Hurricane Luis was a long-lived and an extremely destructive storm as well as one of the strongest, deadliest and most notable hurricanes of the incredible 1995 Atlantic hurricane season, with maximum sustained winds of 140 mph (220 km/h). It caused catastrophic damage in Antigua and Barbuda as other countries as a Category 4 with winds of 130 mph (209 km/h). The storm accounted for 19 deaths, left between 20,000 and 70,000 homeless (mostly in Antigua, Barbuda and Saint Martin) and caused roughly $3 billion (1995 USD) in damage across the affected areas.
“In hindsight, I would say Hurricane Luis set us back about 20 years. I suspect that some of the [planned] development [on Barbuda] will be delayed and in terms of the actual rebuilding of the infrastructure it will take some time . . . Barbuda could be set back at least 10 years,” Browne said.
“But we are trying to defy the odds and we will use this threat as an opportunity. We are not leaving any stones unturned. We are utilizing all of our contacts globally to raise resources for the rebuilding initiative. We have sent off messages to a number of the South American countries, to China, United Kingdom, Canada, the United States and we are hoping that these governments and the various international organisations will be as generous as they can.”
Prime Minister Browne said food and water are priority items for Barbuda and arrangements are also being made for the 1,800 inhabitants to move to the mainland.
“We are looking at many options, in fact, I’m just about to get on to the Commander of the Defence Force to have the Defence Force examine the airstrip at Coco Point. If it is viable, we’re looking at the possibility of having an [Antigua-based regional airline] LIAT ATR 48-seater land there to help with the evacuation initiative. We have a number of helicopters that will be operated between Antigua and Barbuda and we’ll have a number of boats as well, so I’m pretty confident,” Browne said.
Both the airport and seaport have been damaged by Hurricane Irma. Browne explained that several 40-foot containers, which were being used to set up an office at the airport, landed on the runway.

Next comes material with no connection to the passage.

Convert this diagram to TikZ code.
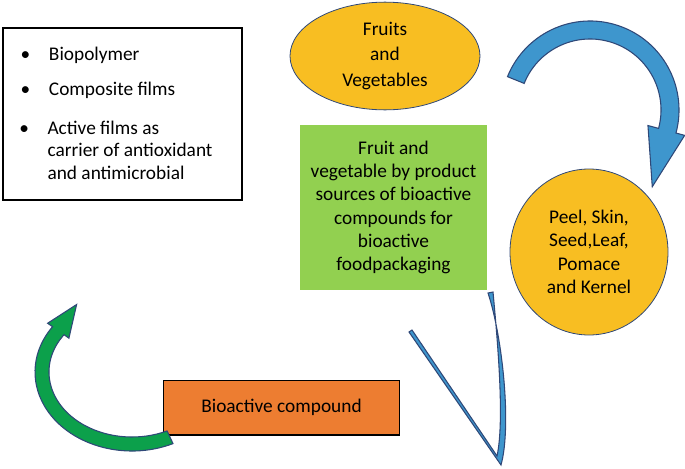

“We are trying to see if we can take some immediate steps to do some repairs on the airport. The big issue is about mobilizing resources . . . that may take a few more days. The extent of the damage to the runway itself it not very extensive, there are just some holes as a result of the containers that were strewn across the runway,” he said.
“The actual terminal building, the entire roof has been lifted off so we will have to repair that pretty quickly as a priority. Luckily for us, we were already mobilizing material and building supplies. So, we have two cargo planes that will be landing here, one this morning I’m told at 10 and another about 12 noon and I would say about 90 percent of those supplies will be going to Barbuda. The challenge will be to try and get them over as soon as possible. I’m told that the seas are still relatively rough, however, I’m quite sure that the coast guard and maybe one or two other boats will be able to assist us to take goods over as we seek to have a very rapid response to this tragedy,”
Antigua Distillery and Oasis Water have made available a container full of water and Browne said water is also being flown into the country from Miami.
“We also are getting some building material. We have some coming out of Miami and we are likely to get some building materials out of Panama. We have asked the Government of Venezuela to airlift some building materials out of Panama so we’ll probably get them here by tomorrow or over the weekend.
“We have health officials going over [to Barbuda] this morning as well because one of the problems we have in Barbuda is that the earth is saturated and there is still about maybe four inches of water on the ground and that in itself represents a health hazard,” Prime Minister Browne added.